• **Provided records**

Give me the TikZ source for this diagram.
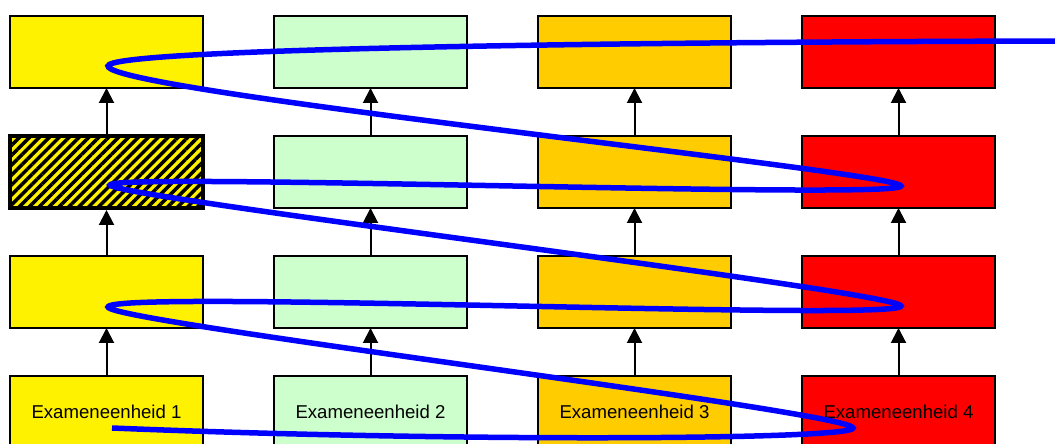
\documentclass[tikz,border=0pt]{standalone}
\usepackage{fontspec}
\setmainfont{Liberation Sans}
\usetikzlibrary{positioning,arrows.meta,patterns.meta}

\definecolor{lichtgroen}{HTML}{CCFFCC}
\definecolor{oranje}{HTML}{FFCC00}

\tikzset{
  eenheid/.style={draw, line width=1.5pt, minimum width=193pt, minimum height=72pt,
    inner sep=0pt, outer sep=0pt, font=\fontsize{18.6}{22}\selectfont},
  gearceerd/.style={line width=4pt,
    postaction={pattern={Lines[angle=45,distance=7pt,line width=3.5pt]}, pattern color=black}},
  pijl/.style={-{Triangle[width=15pt,length=15pt]}, line width=2pt},
  route/.style={draw=blue, line width=5.5pt}
}

\begin{document}
\begin{tikzpicture}[x=1pt, y=1pt, node distance=48pt and 71pt]
        \clip (0,0) rectangle (1055,444);
        % onderste rij: de exameneenheden
        \node[eenheid, fill=yellow] (e1) at (106.5,32) {Exameneenheid 1};
        \node[eenheid, fill=lichtgroen, right=of e1] (e2) {Exameneenheid 2};
        \node[eenheid, fill=oranje, right=of e2] (e3) {Exameneenheid 3};
        \node[eenheid, fill=red, right=of e3] (e4) {Exameneenheid 4};
        \node[eenheid, fill=yellow, above=of e1] (f1) {};
        \node[eenheid, fill=lichtgroen, above=of e2] (f2) {};
        \node[eenheid, fill=oranje, above=of e3] (f3) {};
        \node[eenheid, fill=red, above=of e4] (f4) {};
        \node[eenheid, fill=yellow, gearceerd, above=of f1] (g1) {};
        \node[eenheid, fill=lichtgroen, above=of f2] (g2) {};
        \node[eenheid, fill=oranje, above=of f3] (g3) {};
        \node[eenheid, fill=red, above=of f4] (g4) {};
        \node[eenheid, fill=yellow, above=of g1] (h1) {};
        \node[eenheid, fill=lichtgroen, above=of g2] (h2) {};
        \node[eenheid, fill=oranje, above=of g3] (h3) {};
        \node[eenheid, fill=red, above=of g4] (h4) {};
        \draw[pijl] (e1) -- (f1);
        \draw[pijl] (e2) -- (f2);
        \draw[pijl] (e3) -- (f3);
        \draw[pijl] (e4) -- (f4);
        \draw[pijl, shorten >=2pt] (f1) -- (g1);
        \draw[pijl] (f2) -- (g2);
        \draw[pijl] (f3) -- (g3);
        \draw[pijl] (f4) -- (g4);
        \draw[pijl, shorten <=2pt] (g1) -- (h1);
        \draw[pijl] (g2) -- (h2);
        \draw[pijl] (g3) -- (h3);
        \draw[pijl] (g4) -- (h4);
        % de blauwe route, van keerpunt naar keerpunt
        \coordinate (start) at (112,16);
        \coordinate (k4) at (853,16);
        \coordinate (l3) at (108,137);
        \coordinate (k3) at (901,138);
        \coordinate (l2) at (110,259);
        \coordinate (k2) at (901,258);
        \coordinate (l1) at (108,378);
        \coordinate (eind) at (1060,403);
        \draw[route] (start) .. controls (450,2) and (853,4) .. (k4)
            .. controls (853,32) and (108,122) .. (l3)
            .. controls (108,155) and (901,122) .. (k3)
            .. controls (901,152) and (110,247) .. (l2)
            .. controls (110,272) and (901,244) .. (k2)
            .. controls (901,272) and (108,352) .. (l1)
            .. controls (108,395) and (600,402) .. (eind);
    \end{tikzpicture}
\end{document}
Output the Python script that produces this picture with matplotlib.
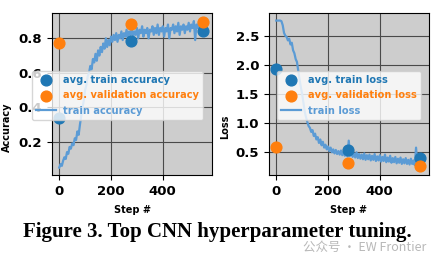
import matplotlib.pyplot as plt
import numpy as np

steps = np.arange(0, 565, 5)

train_acc = [0.05, 0.07, 0.06, 0.09, 0.11, 0.10, 0.14, 0.13, 0.17, 0.16,
             0.19, 0.18, 0.22, 0.21, 0.26, 0.24, 0.30, 0.35, 0.40, 0.44,
             0.50, 0.53, 0.58, 0.60, 0.64, 0.62, 0.68, 0.66, 0.71, 0.67,
             0.73, 0.70, 0.75, 0.72, 0.77, 0.74, 0.80, 0.75, 0.79, 0.76,
             0.81, 0.78, 0.82, 0.79, 0.83, 0.78, 0.82, 0.80, 0.84, 0.79,
             0.83, 0.81, 0.85, 0.80, 0.84, 0.82, 0.86, 0.81, 0.84, 0.82,
             0.86, 0.80, 0.85, 0.83, 0.87, 0.81, 0.85, 0.83, 0.86, 0.80,
             0.85, 0.84, 0.87, 0.82, 0.86, 0.83, 0.88, 0.82, 0.86, 0.84,
             0.87, 0.81, 0.86, 0.84, 0.88, 0.80, 0.86, 0.85, 0.88, 0.83,
             0.87, 0.84, 0.89, 0.82, 0.87, 0.85, 0.88, 0.83, 0.87, 0.85,
             0.89, 0.84, 0.88, 0.86, 0.90, 0.79, 0.88, 0.86, 0.90, 0.85,
             0.89, 0.87, 0.90]

train_loss = [2.76, 2.76, 2.76, 2.76, 2.75, 2.68, 2.55, 2.50, 2.48, 2.42,
              2.45, 2.35, 2.38, 2.25, 2.20, 2.10, 2.05, 1.90, 1.75, 1.62,
              1.50, 1.35, 1.20, 1.10, 1.02, 0.95, 0.92, 0.85, 0.88, 0.78,
              0.82, 0.72, 0.76, 0.66, 0.72, 0.62, 0.68, 0.58, 0.63, 0.55,
              0.60, 0.52, 0.58, 0.50, 0.55, 0.48, 0.54, 0.47, 0.52, 0.46,
              0.53, 0.45, 0.50, 0.44, 0.52, 0.43, 0.70, 0.44, 0.49, 0.42,
              0.48, 0.41, 0.50, 0.40, 0.47, 0.39, 0.46, 0.38, 0.48, 0.37,
              0.45, 0.38, 0.46, 0.36, 0.44, 0.37, 0.47, 0.35, 0.43, 0.36,
              0.45, 0.34, 0.42, 0.35, 0.46, 0.33, 0.41, 0.34, 0.44, 0.32,
              0.40, 0.33, 0.42, 0.31, 0.39, 0.32, 0.41, 0.30, 0.38, 0.31,
              0.40, 0.30, 0.37, 0.29, 0.39, 0.30, 0.36, 0.28, 0.58, 0.29,
              0.36, 0.28, 0.35]

avg_steps = [0, 277, 557]
avg_train_acc = [0.336, 0.784, 0.842]
avg_val_acc = [0.771, 0.883, 0.893]
avg_train_loss = [1.924, 0.545, 0.397]
avg_val_loss = [0.596, 0.31, 0.27]

blue = '#1f77b4'
orange = '#ff7f0e'
light = '#5b9bd5'

fig = plt.figure(figsize=(4.42, 2.54), dpi=100)
ax1 = fig.add_axes([52/442, 79/254, 160/442, 162/254])
ax2 = fig.add_axes([269/442, 79/254, 160/442, 162/254])

panels = [
    (ax1, train_acc, avg_train_acc, avg_val_acc, 'Accuracy',
     ['avg. train accuracy', 'avg. validation accuracy', 'train accuracy'],
     (0.007, 0.947), [0.2, 0.4, 0.6, 0.8], 27),
    (ax2, train_loss, avg_train_loss, avg_val_loss, 'Loss',
     ['avg. train loss', 'avg. validation loss', 'train loss'],
     (0.11, 2.89), [0.5, 1.0, 1.5, 2.0, 2.5], 272),
]

for ax, line, tr, va, ylab, labels, ylim, yt, legx in panels:
    ax.set_facecolor('#cdcdcd')
    ax.grid(True, color='#4a4a4a', linewidth=0.8)
    ax.set_axisbelow(True)
    s1 = ax.scatter(avg_steps, tr, s=60, color=blue, zorder=3, label=labels[0])
    s2 = ax.scatter(avg_steps, va, s=60, color=orange, zorder=3, label=labels[1])
    l1, = ax.plot(steps, line, color=light, linewidth=1.6, zorder=2, label=labels[2])
    ax.set_xlim(-28, 590)
    ax.set_ylim(*ylim)
    ax.set_xticks([0, 200, 400])
    ax.set_yticks(yt)
    ax.tick_params(labelsize=9.5)
    for t in ax.get_xticklabels() + ax.get_yticklabels():
        t.set_fontweight('bold')
    ax.set_xlabel('Step #', fontsize=7, fontweight='bold', labelpad=5)
    ax.set_ylabel(ylab, fontsize=7, fontweight='bold')
    leg = ax.legend(handles=[s1, s2, l1], loc='upper left',
                    bbox_to_anchor=(legx/442, 1 - 66/254),
                    bbox_transform=fig.transFigure,
                    prop={'size': 7.1, 'weight': 'bold'},
                    labelcolor=[blue, orange, light],
                    labelspacing=0.55, handletextpad=0.8,
                    borderpad=0.4)

ax1.yaxis.set_label_coords(12/442, 0.5, transform=fig.transFigure)
ax2.yaxis.set_label_coords(230/442, 0.5, transform=fig.transFigure)
for ax in (ax1, ax2):
    ax.yaxis.label.set_y(0.5)

fig.text(217/442, 1 - 232/254, 'Figure 3. Top CNN hyperparameter tuning.',
         ha='center', va='center', fontsize=15, fontweight='bold',
         family='Liberation Serif')
fig.text(303/442, 1 - 247/254, '公众号 · EW Frontier', ha='left', va='center',
         fontsize=9, color='#9a9a9a', alpha=0.7,
         family=['Noto Sans CJK SC', 'DejaVu Sans'])

fig.savefig('out.png', dpi=100)
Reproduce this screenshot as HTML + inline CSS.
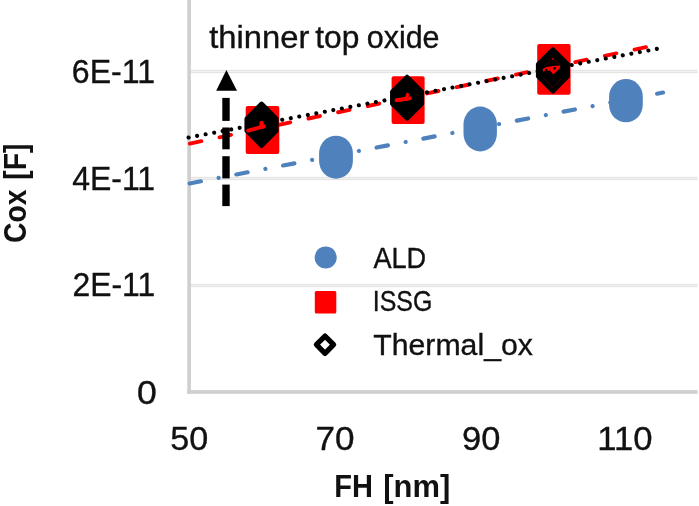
<!DOCTYPE html>
<html lang="en">
<head>
<meta charset="utf-8">
<title>Cox vs FH</title>
<style>
  html, body { margin: 0; padding: 0; background: #ffffff; }
  body { width: 699px; height: 506px; overflow: hidden; }
  svg { display: block; }
  text { font-family: "Liberation Sans", sans-serif; fill: #111111; stroke: #111111; stroke-width: 0.35px; }
  .b text, text.b { font-weight: bold; stroke: none; }
</style>
</head>
<body>
<svg width="699" height="506" viewBox="0 0 699 506">
  <rect x="0" y="0" width="699" height="506" fill="#ffffff"/>

  <!-- gridlines -->
  <g>
    <rect x="190" y="69.7" width="507.6" height="3.6" fill="#f2f2f2"/>
    <rect x="190" y="70" width="507.6" height="1" fill="#e4e4e4"/>
    <rect x="190" y="72" width="507.6" height="1" fill="#e4e4e4"/>
    <rect x="190" y="176.7" width="507.6" height="3.6" fill="#f2f2f2"/>
    <rect x="190" y="177" width="507.6" height="1" fill="#e4e4e4"/>
    <rect x="190" y="179" width="507.6" height="1" fill="#e4e4e4"/>
    <rect x="190" y="283.7" width="507.6" height="3.6" fill="#f2f2f2"/>
    <rect x="190" y="284" width="507.6" height="1" fill="#e4e4e4"/>
    <rect x="190" y="286" width="507.6" height="1" fill="#e4e4e4"/>
  </g>
  <!-- axes -->
  <rect x="187.3" y="0" width="3.6" height="393.8" fill="#cfcfcf"/>
  <rect x="187.3" y="390.1" width="510.3" height="3.7" fill="#cfcfcf"/>

  <!-- ALD trend (dash-dot) -->
  <line x1="189.6" y1="183.45" x2="663" y2="92.55" stroke="#4f81bd" stroke-width="4.2" stroke-linecap="round" stroke-dasharray="11.5 18.05 0.01 18.04"/>

  <!-- ALD markers -->
  <g fill="#4f81bd">
    <rect x="319.1" y="135.7" width="33.8" height="43" rx="16.9" ry="17.6"/>
    <rect x="463.5" y="106.6" width="33.4" height="44.8" rx="16.7" ry="17.6"/>
    <rect x="609.1" y="79" width="33.7" height="43.3" rx="16.85" ry="17.6"/>
  </g>

  <!-- ISSG markers -->
  <g fill="#ff0000">
    <rect x="245.7" y="105.9" width="33.6" height="48" rx="2"/>
    <rect x="391.6" y="76.3" width="33" height="47.6" rx="2"/>
    <rect x="537.2" y="44" width="33.4" height="50.8" rx="2"/>
  </g>

  <!-- ISSG trend (dashed) -->
  <line x1="189.9" y1="143.6" x2="647.5" y2="46.8" stroke="#ff0000" stroke-width="3.9" stroke-linecap="round" stroke-dasharray="11.7 18.6"/>

  <!-- Thermal_ox markers -->
  <g fill="#000000" stroke="#000000" stroke-width="4" stroke-linejoin="round">
    <polygon points="261.55,103.5 276.65,118.6 276.65,130.9 261.55,146 246.45,130.9 246.45,118.6"/>
    <polygon points="407.1,76.6 422.15,91.65 422.15,103.85 407.1,118.9 392.05,103.85 392.05,91.65"/>
    <polygon points="552.95,49.2 568,64.25 568,76.45 552.95,91.5 537.9,76.45 537.9,64.25"/>
  </g>

  <!-- Thermal trend (dotted) -->
  <line x1="188.6" y1="137.5" x2="658" y2="48.65" stroke="#000000" stroke-width="4.1" stroke-linecap="round" stroke-dasharray="0.01 8.655"/>

  <!-- residual red marks seen through the diamonds -->
  <g stroke="#ff0000" fill="none" stroke-linecap="round" stroke-linejoin="round">
    <path d="M248.2,130.6 L263.8,126.4" stroke-width="4"/>
    <path d="M261.6,123 L261.8,127" stroke-width="4.4"/>
    <path d="M396.6,100.2 L409.8,98.3" stroke-width="4"/>
    <path d="M407.6,94.4 L405.9,99.6" stroke-width="3.2"/>
  </g>
  <g fill="none" stroke="#7a0000" stroke-width="1" opacity="0.55">
    <path d="M545.3,65.7 L552.9,58.1 L560.5,65.7"/>
    <path d="M543.5,78 L552.9,87.3 L562.3,78"/>
  </g>
  <path d="M542.6,69.6 C544,66.8 549,66.2 560.2,65.4 L559.8,68.2 L553.3,74.6 L550,70.6 L543.2,71.6 Z" fill="#ff0000"/>
  <circle cx="546.2" cy="70" r="1.3" fill="#000000"/>
  <circle cx="554.5" cy="68.3" r="1.4" fill="#000000"/>
  <circle cx="552.8" cy="59" r="0.9" fill="#d00000"/>

  <!-- arrow -->
  <g fill="#000000">
    <polygon points="226.4,70.1 216.2,90.7 237,90.7"/>
    <rect x="222.3" y="97.9" width="7.4" height="23"/>
    <rect x="222.3" y="127.5" width="7.4" height="21.8"/>
    <rect x="222.3" y="156.2" width="7.4" height="22.2"/>
    <rect x="222.3" y="184.6" width="7.4" height="21.5"/>
  </g>

  <!-- annotation -->
  <g font-size="30.5">
    <text x="209.16" y="48.1" textLength="100.19" lengthAdjust="spacingAndGlyphs">thinner</text>
    <text x="315.18" y="48.1" textLength="44.12" lengthAdjust="spacingAndGlyphs">top</text>
    <text x="366.75" y="48.1" textLength="72.77" lengthAdjust="spacingAndGlyphs">oxide</text>
  </g>

  <!-- y tick labels -->
  <g font-size="32.5">
    <text x="71.87" y="82.8" textLength="83.29" lengthAdjust="spacingAndGlyphs">6E-11</text>
    <text x="72.26" y="189.8" textLength="82.89" lengthAdjust="spacingAndGlyphs">4E-11</text>
    <text x="72.53" y="296.4" textLength="82.62" lengthAdjust="spacingAndGlyphs">2E-11</text>
    <text x="136.93" y="404.2" textLength="19.83" lengthAdjust="spacingAndGlyphs">0</text>
  </g>
  <!-- x tick labels -->
  <g font-size="32.5">
    <text x="170.19" y="449.8" textLength="37.99" lengthAdjust="spacingAndGlyphs">50</text>
    <text x="315.41" y="449.8" textLength="39" lengthAdjust="spacingAndGlyphs">70</text>
    <text x="462.11" y="449.8" textLength="38.28" lengthAdjust="spacingAndGlyphs">90</text>
    <text x="597.33" y="449.8" textLength="55.28" lengthAdjust="spacingAndGlyphs">110</text>
  </g>

  <!-- axis titles -->
  <g class="b" font-size="31.6">
    <text x="334.18" y="497.3" textLength="38.67" lengthAdjust="spacingAndGlyphs">FH</text>
    <text x="383.22" y="497.3" textLength="67.02" lengthAdjust="spacingAndGlyphs">[nm]</text>
  </g>
  <g class="b" font-size="31.6" transform="translate(25.5,250) rotate(-90)">
    <text x="7.01" y="0" textLength="53.43" lengthAdjust="spacingAndGlyphs">Cox</text>
    <text x="70.26" y="0" textLength="36.28" lengthAdjust="spacingAndGlyphs">[F]</text>
  </g>

  <!-- legend -->
  <circle cx="325.7" cy="257.4" r="11" fill="#4f81bd"/>
  <rect x="314.8" y="290.9" width="21.5" height="22.6" rx="1.5" fill="#ff0000"/>
  <polygon points="325,336.1 333.6,344.7 325,353.3 316.4,344.7" fill="#ffffff" stroke="#000000" stroke-width="5.2" stroke-linejoin="round"/>
  <g font-size="29.6">
    <text x="373.4" y="267.8" textLength="52.82" lengthAdjust="spacingAndGlyphs">ALD</text>
    <text x="372.78" y="310.6" textLength="59.59" lengthAdjust="spacingAndGlyphs">ISSG</text>
    <text x="373.23" y="355.3" textLength="159.68" lengthAdjust="spacingAndGlyphs">Thermal_ox</text>
  </g>
</svg>
</body>
</html>
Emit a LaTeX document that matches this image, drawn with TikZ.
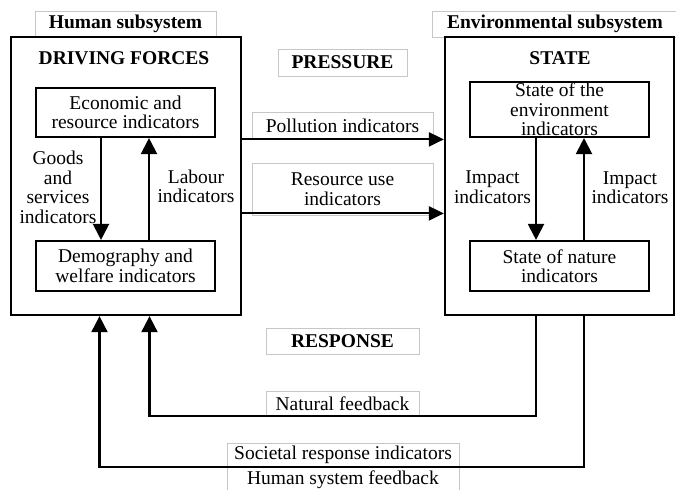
\documentclass[tikz,border=0pt]{standalone}
\usepackage{fontspec}
\setmainfont{Liberation Serif}
\usetikzlibrary{arrows.meta}
\begin{document}
\begin{tikzpicture}[x=1pt,y=-1pt,
  txt/.style={font=\fontsize{19.5}{19.5}\selectfont},
  bold/.style={font=\fontsize{19.5}{19.5}\selectfont\bfseries},
  bigbox/.style={draw, line width=2.3pt, inner sep=0pt},
  inbox/.style={draw, line width=2.1pt, inner sep=0pt, align=center, txt},
  graybox/.style={draw=black!22, line width=0.8pt, inner sep=0pt, fill=white},
  lbl/.style={inner sep=0pt, align=center, txt},
  arr/.style={line width=2.1pt, -{Triangle[width=16pt,length=16pt]}},
  flow/.style={line width=2.1pt, -{Triangle[width=14pt,length=15pt]}},
  link/.style={line width=2.1pt}]
\useasboundingbox (0,0) rectangle (676,489);

% subsystem captions (their lower edge is covered by the frames)
\node[graybox, bold, minimum width=181, minimum height=26] (humcap) at (125.5,24) {Human subsystem};
\node[graybox, bold, minimum width=246, minimum height=26] (envcap) at (555,24) {Environmental subsystem};

% subsystem frames
\node[bigbox, minimum width=230, minimum height=278] (human) at (126,176) {};
\node[bigbox, minimum width=229, minimum height=278] (env) at (559.5,176) {};

\node[bold, inner sep=0pt] (df) at (124,58) {DRIVING FORCES};
\node[bold, inner sep=0pt] (state) at (560,58) {STATE};

% inner indicator boxes
\node[inbox, minimum width=179, minimum height=49] (econ) at (125.5,112.5) {Economic and\\resource indicators};
\node[inbox, minimum width=179, minimum height=50] (demo) at (125.5,266) {Demography and\\welfare indicators};
\node[inbox, minimum width=179, minimum height=55] (senv) at (559.5,109.5) {State of the\\environment\\indicators};
\node[inbox, minimum width=179, minimum height=50] (snat) at (559.5,266) {State of nature\\indicators};

% flows inside the human subsystem
\draw[arr] ([xshift=-24.5pt]econ.south) -- ([xshift=-24.5pt]demo.north);
\draw[arr] ([xshift=23.5pt]demo.north) -- ([xshift=23.5pt]econ.south);
\node[lbl] (goods) at (58,187.5) {Goods\\and\\services\\indicators};
\node[lbl] (labour) at (196,186.5) {Labour\\indicators};

% flows inside the environmental subsystem
\draw[arr] ([xshift=-23.5pt]senv.south) -- ([xshift=-23.5pt]snat.north);
\draw[arr] ([xshift=24.5pt]snat.north) -- ([xshift=24.5pt]senv.south);
\node[lbl] (imp1) at (492.5,187) {Impact\\indicators};
\node[lbl] (imp2) at (630,187.5) {Impact\\indicators};

% pressure
\node[graybox, bold, minimum width=129, minimum height=27] (pressure) at (342.5,62.5) {PRESSURE};
\node[graybox, txt, minimum width=181, minimum height=27] (poll) at (342.5,125.5) {Pollution indicators};
\node[graybox, txt, align=center, minimum width=181, minimum height=52] (res) at (342.5,189) {Resource use\\indicators};
\draw[flow] (poll.south -| human.east) -- (poll.south -| env.west);
\draw[flow] ([yshift=2pt]res.south -| human.east) -- ([yshift=2pt]res.south -| env.west);

% response and feedback loops
\node[graybox, bold, minimum width=153, minimum height=26] (response) at (342.5,341) {RESPONSE};
\node[graybox, txt, minimum width=153, minimum height=25] (natfb) at (342.5,403.5) {Natural feedback};
\node[graybox, txt, minimum width=232, minimum height=24] (societal) at (343,455) {Societal response indicators};
\node[graybox, txt, minimum width=232, minimum height=26] (humfb) at (343,480) {Human system feedback};

\draw[arr] ([xshift=-23.5pt]env.south) |- (natfb.south) -| ([xshift=23.5pt]human.south);
\draw[arr] ([xshift=24.5pt]env.south) |- (societal.south) -| ([xshift=-26.5pt]human.south);
\end{tikzpicture}
\end{document}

• **Aim**
Only lines with "matplotlib" are wanted here; list each of them.

• **Solution**
Output the Python script that produces this picture with matplotlib.
import matplotlib.pyplot as plt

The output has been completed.